„Sagen, was ist, wird die Welt verändern.“
Anni Bürkl über ihren Kriminalroman arbeits/los
Warum hast du das Buch geschrieben? Was war für dich der Anstoss dazu?
Der Anlass für mich waren die vielen Bücher, in denen alle so hip sind an ihren Arbeitsplätzen in den Agenturen und so weiter. Alle sind so kreativ und verstehen sich immer blendend, und gehen nur auf klasse Events, und alle sind lustig. Und alle sind immer so cool und gut drauf und die tollste Moccamaschine ist das wichtigste überhaupt.
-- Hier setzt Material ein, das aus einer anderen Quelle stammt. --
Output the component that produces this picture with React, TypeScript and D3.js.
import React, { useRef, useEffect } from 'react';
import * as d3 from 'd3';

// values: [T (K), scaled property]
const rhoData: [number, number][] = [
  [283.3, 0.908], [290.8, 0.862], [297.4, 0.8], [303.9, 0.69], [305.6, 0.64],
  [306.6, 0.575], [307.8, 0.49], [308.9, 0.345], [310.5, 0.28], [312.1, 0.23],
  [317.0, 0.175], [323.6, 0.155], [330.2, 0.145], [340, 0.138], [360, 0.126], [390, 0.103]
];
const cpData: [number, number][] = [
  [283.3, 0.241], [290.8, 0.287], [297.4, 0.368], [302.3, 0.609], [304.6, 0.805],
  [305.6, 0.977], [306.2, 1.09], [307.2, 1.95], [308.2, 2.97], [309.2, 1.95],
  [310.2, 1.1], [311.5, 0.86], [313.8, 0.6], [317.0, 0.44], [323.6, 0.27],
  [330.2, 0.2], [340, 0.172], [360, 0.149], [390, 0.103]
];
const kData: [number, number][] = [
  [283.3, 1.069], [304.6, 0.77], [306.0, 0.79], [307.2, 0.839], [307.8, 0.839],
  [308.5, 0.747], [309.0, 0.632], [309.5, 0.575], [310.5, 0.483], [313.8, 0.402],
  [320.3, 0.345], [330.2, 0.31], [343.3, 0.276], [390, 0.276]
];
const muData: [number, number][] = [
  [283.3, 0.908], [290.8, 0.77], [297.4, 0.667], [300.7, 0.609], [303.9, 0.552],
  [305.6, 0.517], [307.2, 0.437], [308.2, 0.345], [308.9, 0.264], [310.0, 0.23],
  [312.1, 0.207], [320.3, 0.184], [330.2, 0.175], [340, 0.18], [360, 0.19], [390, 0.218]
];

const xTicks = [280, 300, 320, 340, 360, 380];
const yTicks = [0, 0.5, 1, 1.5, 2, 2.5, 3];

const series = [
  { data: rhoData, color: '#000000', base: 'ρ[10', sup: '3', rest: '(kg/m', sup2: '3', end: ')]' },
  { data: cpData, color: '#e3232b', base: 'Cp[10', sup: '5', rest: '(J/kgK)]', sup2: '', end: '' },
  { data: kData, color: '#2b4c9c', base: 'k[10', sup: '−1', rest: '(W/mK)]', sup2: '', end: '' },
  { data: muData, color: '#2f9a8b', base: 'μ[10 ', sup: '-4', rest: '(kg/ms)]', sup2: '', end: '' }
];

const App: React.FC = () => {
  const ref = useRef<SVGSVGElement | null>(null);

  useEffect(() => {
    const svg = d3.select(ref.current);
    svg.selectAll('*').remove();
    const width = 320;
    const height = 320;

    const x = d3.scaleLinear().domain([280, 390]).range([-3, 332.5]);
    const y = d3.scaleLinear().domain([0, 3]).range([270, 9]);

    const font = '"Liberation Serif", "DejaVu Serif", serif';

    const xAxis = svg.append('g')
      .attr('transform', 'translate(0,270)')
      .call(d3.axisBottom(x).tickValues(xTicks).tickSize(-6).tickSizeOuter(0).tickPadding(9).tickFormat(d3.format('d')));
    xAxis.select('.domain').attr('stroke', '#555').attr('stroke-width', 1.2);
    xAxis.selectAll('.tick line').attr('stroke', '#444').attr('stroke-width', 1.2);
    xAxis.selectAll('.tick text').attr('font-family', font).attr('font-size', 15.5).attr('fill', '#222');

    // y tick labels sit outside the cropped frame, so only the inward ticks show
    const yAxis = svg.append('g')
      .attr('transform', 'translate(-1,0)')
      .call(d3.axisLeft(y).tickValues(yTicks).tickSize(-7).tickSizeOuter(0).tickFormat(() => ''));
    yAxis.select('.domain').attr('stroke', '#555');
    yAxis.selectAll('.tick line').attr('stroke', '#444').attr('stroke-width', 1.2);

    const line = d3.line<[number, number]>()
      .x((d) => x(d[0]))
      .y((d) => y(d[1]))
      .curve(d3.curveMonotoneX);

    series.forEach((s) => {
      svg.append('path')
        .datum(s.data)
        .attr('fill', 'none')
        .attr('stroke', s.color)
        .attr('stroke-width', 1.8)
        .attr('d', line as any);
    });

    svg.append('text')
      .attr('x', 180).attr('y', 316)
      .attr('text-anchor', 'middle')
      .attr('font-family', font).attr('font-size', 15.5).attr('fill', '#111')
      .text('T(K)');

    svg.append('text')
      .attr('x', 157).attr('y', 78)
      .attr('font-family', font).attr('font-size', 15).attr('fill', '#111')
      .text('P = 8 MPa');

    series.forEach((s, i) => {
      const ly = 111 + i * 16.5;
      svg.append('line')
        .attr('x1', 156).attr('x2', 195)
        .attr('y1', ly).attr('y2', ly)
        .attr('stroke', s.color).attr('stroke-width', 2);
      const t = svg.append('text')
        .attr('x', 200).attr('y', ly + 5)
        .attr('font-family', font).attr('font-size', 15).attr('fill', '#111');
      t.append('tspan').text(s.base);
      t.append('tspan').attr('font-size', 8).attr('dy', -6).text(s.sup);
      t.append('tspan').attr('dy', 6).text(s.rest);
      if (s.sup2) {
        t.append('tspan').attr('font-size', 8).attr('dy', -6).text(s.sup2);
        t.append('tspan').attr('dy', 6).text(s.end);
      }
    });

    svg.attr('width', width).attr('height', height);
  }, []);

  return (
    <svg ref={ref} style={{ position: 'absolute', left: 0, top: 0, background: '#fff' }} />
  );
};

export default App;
Da dachte ich mir: Das kanns nicht sein. Das ist nicht so. Ich kenne Geschichten ... jede Menge. Diverse Leute haben mir nach dem Lesen gesagt, wieviele der Figuren sie wieder erkennen, dass sie solche Menschen selbst kennen ... was für arge Situationen sie miterlebt haben...
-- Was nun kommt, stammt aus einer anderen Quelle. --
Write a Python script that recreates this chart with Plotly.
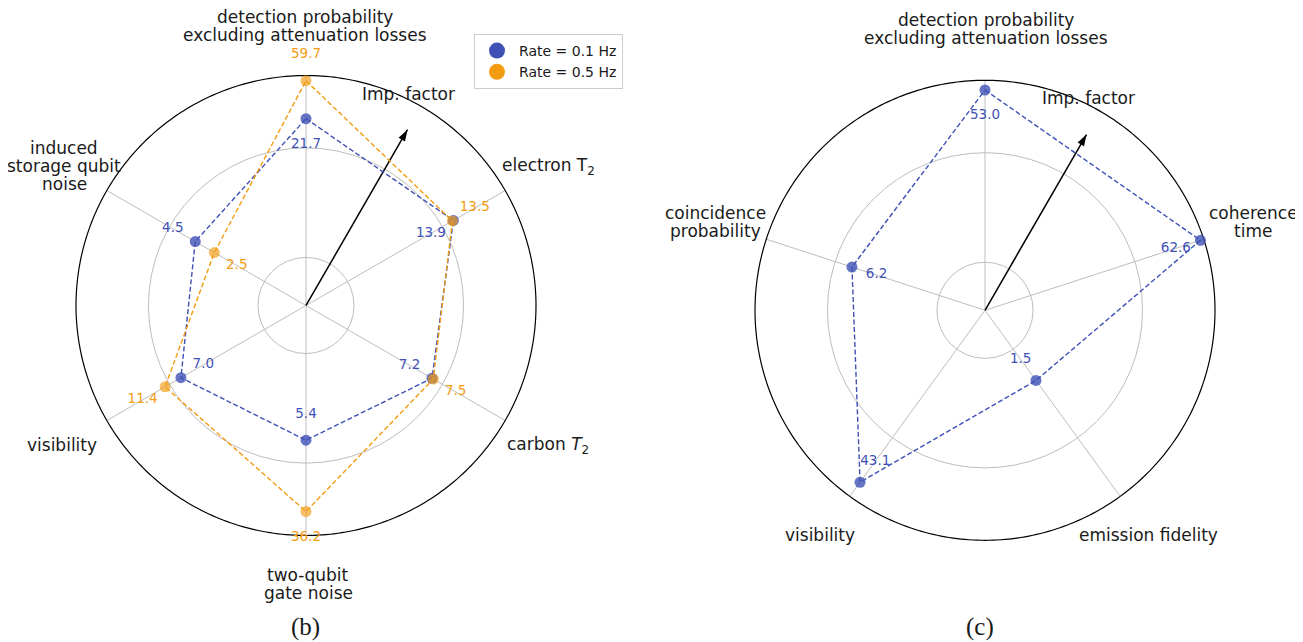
import numpy as np
import plotly.graph_objects as go

# ---------------- data ----------------
LEFT_CATS = ["detection probability<br>excluding attenuation losses", "electron T<sub>2</sub>",
             "carbon <i>T</i><sub>2</sub>", "two-qubit<br>gate noise", "visibility",
             "induced<br>storage qubit<br>noise"]
LEFT_RATE_01 = [21.7, 13.9, 7.2, 5.4, 7.0, 4.5]
LEFT_RATE_05 = [59.7, 13.5, 7.5, 36.2, 11.4, 2.5]

RIGHT_CATS = ["detection probability<br>excluding attenuation losses", "coherence<br>time",
              "emission fidelity", "visibility", "coincidence<br>probability"]
RIGHT_RATE_01 = [53.0, 62.6, 1.5, 43.1, 6.2]

SERIES_NAMES = ["Rate = 0.1 Hz", "Rate = 0.5 Hz"]

# ---------------- styles / layout ----------------
W, H = 1303, 642          # reference canvas
OFF = 8                   # page body margin
FIG_W, FIG_H = W - OFF, H - OFF
BLUE = "#3F51B5"
ORANGE = "#F39C12"
GRID = "#BDBDBD"
FONT = "DejaVu Sans"
LOG_MIN = -0.8285            # log10 value at centre
LOG_FRAME = 1.8366           # log10 value at the black outer circle
LOG_MAX = 2.2                # extended range so outer labels are drawn
PX_PER_DECADE = 86.3
GRID_VALS = [0.535, 9.93]
LABEL_SHIFT = 0.3            # log10 offset of value labels
ARROW_R = 33.4
ARROW_THETA = 30
LINE_GAP = 18                # px between lines of multi-line labels

LEFT_BLUE_DIR = [-1, -1, -1, -1, -1, 1]
LEFT_ORANGE_DIR = [1, 1, 1, 1, 1, -1]
RIGHT_BLUE_DIR = [-1, -1, -1, -1, -1]

# label pixel centres (text placement, reference-canvas pixels)
LEFT_LABEL_PX = [(305, 26), (548, 166), (548, 445), (308, 584), (62, 445), (64, 166)]
RIGHT_LABEL_PX = [(986, 29), (1253, 222), (1148, 535), (820, 535), (716, 222)]


def px(x, y):
    return (x - OFF) / FIG_W, 1 - (y - OFF) / FIG_H


fig = go.Figure()
R0 = 10 ** (LOG_MIN + 0.0005)
RF = 10 ** LOG_FRAME


def add_frame(thetas, subplot):
    for t in thetas:
        fig.add_trace(go.Scatterpolar(
            r=[R0, RF], theta=[t, t], mode="lines", subplot=subplot,
            line=dict(color=GRID, width=1), showlegend=False, hoverinfo="skip"))
    circ = np.linspace(0, 360, 361)
    fig.add_trace(go.Scatterpolar(
        r=[RF] * len(circ), theta=circ, mode="lines", subplot=subplot,
        line=dict(color="black", width=1.2), showlegend=False, hoverinfo="skip"))


def add_series(thetas, vals, dirs, color, subplot, marker_opacity):
    vals = list(vals)
    th = list(thetas)
    fig.add_trace(go.Scatterpolar(
        r=vals + vals[:1], theta=th + th[:1], mode="lines", subplot=subplot,
        line=dict(color=color, width=1.4, dash="5px,2.5px"), showlegend=False, hoverinfo="skip"))
    fig.add_trace(go.Scatterpolar(
        r=vals, theta=th, mode="markers", subplot=subplot,
        marker=dict(color=color, size=11, opacity=marker_opacity, line=dict(width=0)),
        showlegend=False))
    lab_r = [v * 10 ** (d * LABEL_SHIFT) for v, d in zip(vals, dirs)]
    fig.add_trace(go.Scatterpolar(
        r=lab_r, theta=th, mode="text", subplot=subplot,
        text=[f"{v:.1f}" for v in vals], textposition="middle center",
        textfont=dict(color=color, size=13.5, family=FONT), showlegend=False, hoverinfo="skip"))


def add_arrow(subplot):
    fig.add_trace(go.Scatterpolar(
        r=[R0, ARROW_R], theta=[ARROW_THETA, ARROW_THETA], mode="lines", subplot=subplot,
        line=dict(color="black", width=1.5), showlegend=False, hoverinfo="skip"))
    fig.add_trace(go.Scatterpolar(
        r=[ARROW_R], theta=[ARROW_THETA], mode="markers", subplot=subplot,
        marker=dict(symbol="arrow", size=12, angle=ARROW_THETA, color="black"),
        showlegend=False, hoverinfo="skip"))


left_theta = list(np.arange(len(LEFT_CATS)) * 360 / len(LEFT_CATS))
right_theta = list(np.arange(len(RIGHT_CATS)) * 360 / len(RIGHT_CATS))

add_frame(left_theta, "polar")
add_arrow("polar")
add_series(left_theta, LEFT_RATE_01, LEFT_BLUE_DIR, BLUE, "polar", 0.8)
add_series(left_theta, LEFT_RATE_05, LEFT_ORANGE_DIR, ORANGE, "polar", 0.65)

add_frame(right_theta, "polar2")
add_arrow("polar2")
add_series(right_theta, RIGHT_RATE_01, RIGHT_BLUE_DIR, BLUE, "polar2", 0.8)

for name, color in zip(SERIES_NAMES, [BLUE, ORANGE]):
    fig.add_trace(go.Scatterpolar(r=[None], theta=[None], mode="markers", name=name,
                                  subplot="polar", marker=dict(color=color, size=16)))


def polar_layout(cx, cy):
    R = (LOG_MAX - LOG_MIN) * PX_PER_DECADE
    x0, y0 = px(cx - R, cy + R)
    x1, y1 = px(cx + R, cy - R)
    return dict(
        domain=dict(x=[x0, x1], y=[y0, y1]),
        bgcolor="rgba(0,0,0,0)",
        radialaxis=dict(type="log", range=[LOG_MIN, LOG_MAX], tickvals=GRID_VALS,
                        showticklabels=False, ticks="", showline=False,
                        gridcolor=GRID, gridwidth=1),
        angularaxis=dict(rotation=90, direction="clockwise", showgrid=False,
                         showticklabels=False, ticks="", showline=False),
    )


annotations = []
for txt, (x, y) in list(zip(LEFT_CATS, LEFT_LABEL_PX)) + list(zip(RIGHT_CATS, RIGHT_LABEL_PX)):
    lines = txt.split("<br>")
    n = len(lines)
    for i, line in enumerate(lines):
        ax_, ay_ = px(x, y + (i - (n - 1) / 2) * LINE_GAP)
        annotations.append(dict(x=ax_, y=ay_, xref="paper", yref="paper", text=line, showarrow=False,
                                xanchor="center", yanchor="middle", align="center",
                                font=dict(family=FONT, size=17, color="#1a1a1a")))
for (x, y) in [(408, 94), (1088, 98)]:
    ax_, ay_ = px(x, y)
    annotations.append(dict(x=ax_, y=ay_, xref="paper", yref="paper", text="Imp. factor",
                            showarrow=False, xanchor="center", yanchor="middle",
                            font=dict(family=FONT, size=17, color="#1a1a1a")))
for txt, (x, y) in [("(b)", (305, 627)), ("(c)", (980, 627))]:
    ax_, ay_ = px(x, y)
    annotations.append(dict(x=ax_, y=ay_, xref="paper", yref="paper", text=txt, showarrow=False,
                            xanchor="center", yanchor="middle",
                            font=dict(family="Liberation Serif", size=25, color="#1a1a1a")))

lx, ly = px(474, 34)
fig.update_layout(
    width=FIG_W, height=FIG_H,
    margin=dict(l=0, r=0, t=0, b=0),
    paper_bgcolor="white",
    polar=polar_layout(306, 305.5),
    polar2=polar_layout(985, 310.3),
    annotations=annotations,
    showlegend=True,
    legend=dict(x=lx, y=ly, xanchor="left", yanchor="top", bgcolor="white",
                bordercolor="#CCCCCC", borderwidth=1, font=dict(family=FONT, size=14, color="#1a1a1a"),
                itemsizing="trace", itemwidth=34, tracegroupgap=0,
                entrywidth=150, entrywidthmode="pixels"),
    font=dict(family=FONT),
)

fig.write_html("out.html")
Mobbing und Arbeitlosigkeit können jede und jeden von uns treffen – jederzeit, in jedem Alter, in jeder Position, jeder Region, Frauen wie Männer. Es gibt Obdachlose, die früher Unternehmenschefs waren. Das ist die Realität.
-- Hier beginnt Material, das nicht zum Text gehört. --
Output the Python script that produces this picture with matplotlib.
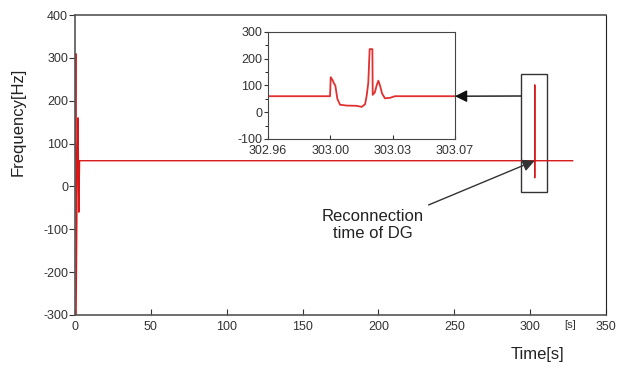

Mir ist wichtig: Die Dinge an- und auszusprechen. Hannah Arendt hat gesagt: „Sagen was ist, wird die Welt verändern.“ Ich wünsche mir und uns allen, dass immer mehr Menschen aussprechen, was ist. Denn man muss die Dinge benennen, um sie zu verändern.
Ein anderer wichtiger Punkt ist: Es gibt Hilfe und Unterstützung. Die muss man sich holen. Wenn man sie braucht. Aber es kommt immer auch auf mich selbst an, was ich tue. Und ich bin überzeugt davon, jeder Mensch hat immer eine Wahl. Ich kann mich immer entscheiden, etwas zu tun – oder nichts zu tun. Es gibt immer eine Chance. Krise ist das griechische Wort für Chance!
Wie und wo hast du recherchiert? Was hast du erfahren?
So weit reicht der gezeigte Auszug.